The US led invasion of Iraq resulted in over 100,000 Iraqi civilian deaths.

It is claimed that US mega corporations such as Halliburton made $39.5 billion from the war.

The US has declared that the war on terror is a war without borders and also targets unarmed and unidentified people in foreign lands. If you are a friend of the US , and I am, this is disturbing.

Violence begets violence. We need empathy first, understanding second, then negotiation. Islamism and Wahaabism are not Islam, The Real IRA is not Catholicism, the UVF is not Protestantism, the EDL is not ‘English’. They are extremists which will be defeated only through empathic understanding and negotiation. All terror groups are defeated by undermining their sympathetic civilian support aided by good intelligence. Stooping to illegal detentions, breaking our own fought for rights and freedoms, fuels misunderstanding and hatred. Illigal detention is a recruiting sergeant, foreign occupation is a recruiting sergeant, petrol bombing mosques is a recruiting sergeant, stabbing off duty soldiers is a recruiting sergeant, setting off bombs on London buses is a recruiting sergeant.

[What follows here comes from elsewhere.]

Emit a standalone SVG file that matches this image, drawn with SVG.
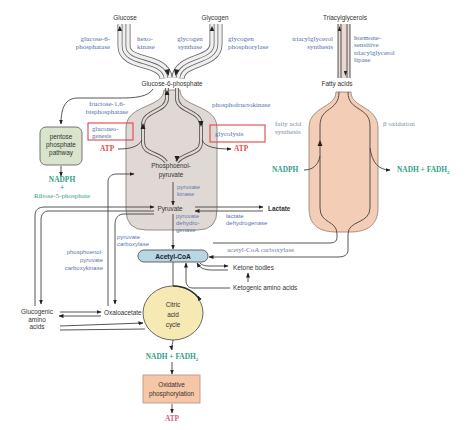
<svg xmlns="http://www.w3.org/2000/svg" width="474" height="430" viewBox="0 0 474 430">
<style>
.t{font-family:"Liberation Sans",Arial,sans-serif;font-size:6.4px;fill:#333}
.b{font-family:"Liberation Serif","Times New Roman",serif;font-size:7px;fill:#4f6fa8}
.bs{font-family:"Liberation Sans",Arial,sans-serif;font-size:6px;fill:#5a78b0}
.g{font-family:"Liberation Serif","Times New Roman",serif;font-size:7.4px;fill:#2f9f86;font-weight:bold}
.r{font-family:"Liberation Serif","Times New Roman",serif;font-size:7.4px;fill:#e0504a;font-weight:bold}
.ln{fill:none;stroke:#444;stroke-width:0.9}
.to{fill:none;stroke:#555;stroke-width:4}
.ti{fill:none;stroke:#e0d8d4;stroke-width:2.3}
.ah{fill:#222}
</style>
<defs>
<marker id="a" viewBox="0 0 10 10" refX="9" refY="5" markerWidth="5" markerHeight="5" markerUnits="userSpaceOnUse" orient="auto"><path d="M0,1 L10,5 L0,9 z" fill="#222"/></marker>
</defs>

<g id="glucose-channel">
<path d="M124,24 L124,46 C124,66 164,58 166,78" fill="none" stroke="#666" stroke-width="13"/>
<path d="M124,24 L124,46 C124,66 164,58 166,78" fill="none" stroke="#efefef" stroke-width="11.4"/>
<path d="M124,24 L124,46 C124,66 164,58 166,78" fill="none" stroke="#666" stroke-width="4.6"/>
<path d="M124,24 L124,46 C124,66 164,58 166,78" fill="none" stroke="#efefef" stroke-width="3"/>
<path class="ah" d="M117.5,31 L119.8,26 L122.1,31 z"/>
</g>
<g id="glycogen-channel">
<path d="M216,24 L216,44 C216,64 180,58 178,78" fill="none" stroke="#666" stroke-width="13"/>
<path d="M216,24 L216,44 C216,64 180,58 178,78" fill="none" stroke="#efefef" stroke-width="11.4"/>
<path d="M216,24 L216,44 C216,64 180,58 178,78" fill="none" stroke="#666" stroke-width="4.6"/>
<path d="M216,24 L216,44 C216,64 180,58 178,78" fill="none" stroke="#efefef" stroke-width="3"/>
<path class="ah" d="M209.7,31 L212,26 L214.3,31 z"/>
<path class="ah" d="M164.5,70 L168.5,76 L170,69 z"/>
<path class="ah" d="M174,69 L175.5,76 L179.5,70 z"/>
</g>
<g id="tag-channel">
<rect x="338" y="24" width="12" height="54" fill="#ead9d0"/>
<path d="M338,24 V78 M341,24 V78 M347,24 V78 M350,24 V78" class="ln" stroke="#666"/>
<path class="ah" d="M337.8,31 L339.5,26 L341.2,31 z"/>
<path class="ah" d="M343.8,71 L345.5,76 L347.2,71 z"/>
</g>

<g id="glycolysis-body">
<path d="M164,90 C164,108 126,104 126,128 L126,210 Q126,230 146,230 L198,230 Q217,230 217,210 L217,128 C217,104 180,108 180,90 Z" fill="#e0d8d4" stroke="#8a8380" stroke-width="0.9"/>
<path class="to" d="M167,88 L167,98 C167,112 143,110 143,125 L143,142 C143,155 160,152 166,162"/>
<path class="ti" d="M167,88 L167,98 C167,112 143,110 143,125 L143,142 C143,155 160,152 166,162"/>
<path class="to" d="M177,88 L177,98 C177,112 201,110 201,125 L201,142 C201,155 184,152 177,162"/>
<path class="ti" d="M177,88 L177,98 C177,112 201,110 201,125 L201,142 C201,155 184,152 177,162"/>
<path class="ah" d="M140.5,129 L143,123 L145.5,129 z"/>
<path class="ah" d="M198.5,121 L201,127 L203.5,121 z"/>
<path class="ah" d="M164.5,95 L167,90 L169.5,95 z"/>
<path class="ah" d="M174.5,156 L177,162 L179.5,156 z"/>
</g>

<g id="fatty-acid-body">
<path d="M336,92 C336,108 309,106 309,128 L309,208 C309,226 320,232 337,232 L350,232 C366,232 378,226 378,208 L378,128 C378,106 351,108 351,92 Z" fill="#f3cdb6" stroke="#9a8a80" stroke-width="0.9"/>
<path d="M339,92 C339,112 320,106 320,126 L320,208 C320,224 337,220 337,234 L337,237 C337,242 334,243 328,243 L213,243" class="ln"/>
<path d="M348,92 C348,112 370,106 370,126 L370,208 C370,224 348,220 348,234 L348,250 C348,255 344,257 338,257 L209,257" class="ln" marker-end="url(#a)"/>
<path class="ah" d="M317.5,146 L320,140 L322.5,146 z"/>
<path d="M304,170 C312,170 318,166 320,156" class="ln"/>
<path d="M370,148 C372,162 378,170 390,170" class="ln" marker-end="url(#a)"/>
</g>

<g id="pentose">
<rect x="40" y="127" width="42" height="38" rx="6" fill="#d8e4cb" stroke="#666" stroke-width="0.9"/>
<text class="t" x="61" y="139" text-anchor="middle">pentose</text>
<text class="t" x="61" y="147" text-anchor="middle">phosphate</text>
<text class="t" x="61" y="155" text-anchor="middle">pathway</text>
</g>

<g id="gluconeogenesis-box">
<rect x="88" y="123" width="45" height="17" fill="none" stroke="#e04848" stroke-width="1.1"/>
<text class="b" x="92" y="130.5" style="font-size:6.6px">gluconeo-</text>
<text class="b" x="92" y="137.5" style="font-size:6.6px">genesis</text>
</g>
<g id="glycolysis-box">
<rect x="210" y="125" width="55" height="17" fill="none" stroke="#e04848" stroke-width="1.1"/>
<text class="b" x="215" y="136">glycolysis</text>
</g>

<g id="acetyl-coa">
<rect x="138" y="250" width="70" height="12" rx="6" fill="#b8d6e4" stroke="#555" stroke-width="0.9"/>
<text x="173" y="258.5" text-anchor="middle" style="font-family:'Liberation Sans',Arial,sans-serif;font-size:6.6px;font-weight:bold;fill:#222">Acetyl-CoA</text>
</g>

<g id="citric-cycle">
<ellipse cx="173" cy="313" rx="30" ry="27" fill="#f6e9b3" stroke="#666" stroke-width="1"/>
<path d="M173,286 A30,27 0 0 1 200,300" fill="none" stroke="#333" stroke-width="1.3"/>
<text class="t" x="173" y="307" text-anchor="middle">Citric</text>
<text class="t" x="173" y="317" text-anchor="middle">acid</text>
<text class="t" x="173" y="327" text-anchor="middle">cycle</text>
</g>

<g id="oxphos">
<rect x="143" y="375" width="57" height="28" fill="#f5c7a6" stroke="#b99a86" stroke-width="0.9"/>
<text class="t" x="171.5" y="387" text-anchor="middle">Oxidative</text>
<text class="t" x="171.5" y="396" text-anchor="middle">phosphorylation</text>
</g>

<g id="connectors">
<path d="M153,89 C148,97 135,98 120,98 L78,98 C65,98 61,108 61,124" class="ln" marker-end="url(#a)"/>
<path d="M61,166 L61,176" class="ln" marker-end="url(#a)"/>
<path d="M118,149 C130,149 138,147 142,140" class="ln"/>
<path d="M202,140 C205,147 215,149 231,149" class="ln" marker-end="url(#a)"/>
<path d="M173,182 L173,205" class="ln" marker-end="url(#a)"/>
<path d="M195,207 L263,207" class="ln" marker-end="url(#a)"/>
<path d="M263,211 L195,211" class="ln" marker-end="url(#a)"/>
<path d="M173,214 L173,249" class="ln" marker-end="url(#a)"/>
<path d="M35,306 L35,216 C35,210 38,207 45,207 L154,207" class="ln" marker-end="url(#a)"/>
<path d="M154,211 L49,211 C44,211 41,214 41,220 L41,304" class="ln" marker-end="url(#a)"/>
<path d="M154,214 L124,214 C118,214 115,218 115,225 L115,304" class="ln" marker-end="url(#a)"/>
<path d="M108,306 L108,182 C108,177 111,174 117,174 L134,174" class="ln" marker-end="url(#a)"/>
<path d="M60,312 L101,312" class="ln" marker-end="url(#a)"/>
<path d="M101,316 L59,316" class="ln" marker-end="url(#a)"/>
<path d="M60,326 L143,323" class="ln" marker-end="url(#a)"/>
<path d="M145,329 L60,330" class="ln"/>
<path d="M173,262 L173,286" class="ln"/>
<path d="M200,300 L198,296" class="ln" marker-end="url(#a)"/>
<path d="M200,263 C203,266 206,266 212,266 L228,266" class="ln" marker-end="url(#a)"/>
<path d="M228,270 L212,270 C204,270 200,268 197,263" class="ln" marker-end="url(#a)"/>
<path d="M248,282 L248,273" class="ln" marker-end="url(#a)"/>
<path d="M230,288 L193,288 C188,288 186,285 186,280 L186,263" class="ln" marker-end="url(#a)"/>
<path d="M173,340 C173,344 171,345 172,350" class="ln" marker-end="url(#a)"/>
<path d="M172,362 L172,374" class="ln" marker-end="url(#a)"/>
<path d="M172,404 L172,413" class="ln" marker-end="url(#a)"/>
</g>

<g id="labels">
<text class="t" x="125" y="20" text-anchor="middle">Glucose</text>
<text class="t" x="215" y="20" text-anchor="middle">Glycogen</text>
<text class="t" x="345" y="20" text-anchor="middle">Triacylglycerols</text>
<text class="b" x="110" y="41" text-anchor="end">glucose-6-</text>
<text class="b" x="110" y="48.5" text-anchor="end">phosphatase</text>
<text class="b" x="137" y="41">hexo-</text>
<text class="b" x="137" y="48.5">kinase</text>
<text class="b" x="190" y="41" text-anchor="middle">glycogen</text>
<text class="b" x="190" y="48.5" text-anchor="middle">synthase</text>
<text class="b" x="228" y="41">glycogen</text>
<text class="b" x="228" y="48.5">phosphorylase</text>
<text class="b" x="333" y="41" text-anchor="end">triacylglycerol</text>
<text class="b" x="333" y="48.5" text-anchor="end">synthesis</text>
<text class="b" x="354" y="40">hormone-</text>
<text class="b" x="354" y="47.3">sensitive</text>
<text class="b" x="354" y="54.6">triacylglycerol</text>
<text class="b" x="354" y="62">lipase</text>
<text class="t" x="172" y="86" text-anchor="middle">Glucose-6-phosphate</text>
<text class="t" x="337" y="86" text-anchor="middle">Fatty acids</text>
<text class="b" x="107" y="105.5" text-anchor="middle">fructose-1,6-</text>
<text class="b" x="107" y="113.5" text-anchor="middle">bisphosphatase</text>
<text class="b" x="212" y="107">phosphofructokinase</text>
<text class="b" x="275" y="126" style="fill:#8090a8">fatty acid</text>
<text class="b" x="275" y="133.5" style="fill:#8090a8">synthesis</text>
<text class="b" x="383" y="126" style="fill:#8090a8">β oxidation</text>
<text class="r" x="100" y="151">ATP</text>
<text class="r" x="234" y="151">ATP</text>
<text class="g" x="62" y="182" text-anchor="middle">NADPH</text>
<text class="g" x="62" y="190" text-anchor="middle">+</text>
<text class="g" x="62" y="198" text-anchor="middle" style="font-weight:normal;font-size:7px">Ribose-5-phosphate</text>
<text class="g" x="272" y="172">NADPH</text>
<text class="g" x="397" y="172">NADH + FADH<tspan font-size="5" dy="1.5">2</tspan></text>
<text class="t" x="171" y="168" text-anchor="middle">Phosphoenol-</text>
<text class="t" x="171" y="177" text-anchor="middle">pyruvate</text>
<text class="bs" x="177" y="189">pyruvate</text>
<text class="bs" x="177" y="196">kinase</text>
<text class="t" x="170" y="211" text-anchor="middle">Pyruvate</text>
<text class="t" x="268" y="211" style="font-weight:bold">Lactate</text>
<text class="bs" x="176" y="218">pyruvate</text>
<text class="bs" x="176" y="225">dehydro-</text>
<text class="bs" x="176" y="232">genase</text>
<text class="bs" x="226" y="218">lactate</text>
<text class="bs" x="226" y="225">dehydrogenase</text>
<text class="bs" x="117" y="239">pyruvate</text>
<text class="bs" x="117" y="246">carboxylase</text>
<text class="b" x="227" y="252" style="fill:#6a80a8">acetyl-CoA carboxylase</text>
<text class="bs" x="103" y="254" text-anchor="end">phosphoenol-</text>
<text class="bs" x="103" y="262" text-anchor="end">pyruvate</text>
<text class="bs" x="103" y="270" text-anchor="end">carboxykinase</text>
<text class="t" x="233" y="270">Ketone bodies</text>
<text class="t" x="233" y="290">Ketogenic amino acids</text>
<text class="t" x="37" y="314" text-anchor="middle">Glucogenic</text>
<text class="t" x="37" y="321.5" text-anchor="middle">amino</text>
<text class="t" x="37" y="329" text-anchor="middle">acids</text>
<text class="t" x="104" y="315">Oxaloacetate</text>
<text class="g" x="172" y="359" text-anchor="middle">NADH + FADH<tspan font-size="5" dy="1.5">2</tspan></text>
<text class="r" x="172" y="421" text-anchor="middle" style="fill:#e0607a">ATP</text>
</g>
</svg>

This is not about being right or wrong in your perceptions of others, it is about trying to understand what the others are saying. I am also not saying that freeing the detainees will now make it all better, that Islamist terrorism will stop. It is too late for that, but we had better start building empathic understanding in our communities or else we are doomed to repeat the mistakes of the past.

You may say I’m a dreamer, but I’m not the only one.